Now, we gather all terms containing 'c' from the four expressions:
From the first expression: (no 'c' term)
From the second expression: $$ c$$
From the third expression: $$ 2c$$
From the fourth expression: (no 'c' term)
Adding these together: $$ c + 2c = (1+2)c = 3c$$.
So, the combined 'c' term in the sum is $$ 3c$$.

**step6** Combining all constant terms from the expressions to be summed

Finally, we gather all the number terms (constants) from the four expressions:
From the first expression: (no constant)
From the second expression: (no constant)
From the third expression: (no constant)
From the fourth expression: $$ -5$$
So, the combined constant term in the sum is $$ -5$$.

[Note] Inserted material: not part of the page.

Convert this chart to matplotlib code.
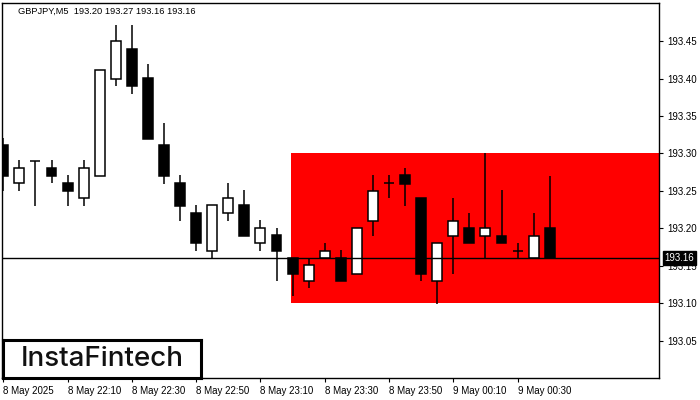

**step7** Writing the total sum of the four expressions

By combining all the simplified parts from the previous steps, the total sum of the four expressions is:
$$ 6a + 3b + 3c - 5$$

**step8** Identifying the expression from which to subtract

The problem states that we need to subtract the sum we just found from the expression: $$ 6a-4b+8$$.

**step9** Setting up the subtraction operation

We need to calculate: $$ (6a-4b+8) - (6a+3b+3c-5)$$
When subtracting an entire expression, we must remember to change the sign of each term inside the parentheses that are being subtracted.

**step10** Performing the subtraction by grouping like terms

Let's perform the subtraction by looking at each type of term separately:
- For the 'a' terms: We have $$ 6a$$ from the first expression and we subtract $$ 6a$$ from the sum. So, $$ 6a - 6a = 0a$$.
- For the 'b' terms: We have $$ -4b$$ from the first expression and we subtract $$ 3b$$ from the sum. So, $$ -4b - 3b = -7b$$.
- For the 'c' terms: We have no 'c' term in the first expression (which can be thought of as $$ 0c$$) and we subtract $$ 3c$$ from the sum. So, $$ 0c - 3c = -3c$$.
- For the constant terms: We have $$ 8$$ from the first expression and we subtract $$ -5$$ from the sum. Subtracting a negative number is equivalent to adding the positive number, so $$ 8 - (-5) = 8 + 5 = 13$$.

**step11** Writing the final result

Combining all the results from the subtraction of like terms, the final expression is:
$$ 0a - 7b - 3c + 13$$
This simplifies to:
$$ -7b - 3c + 13$$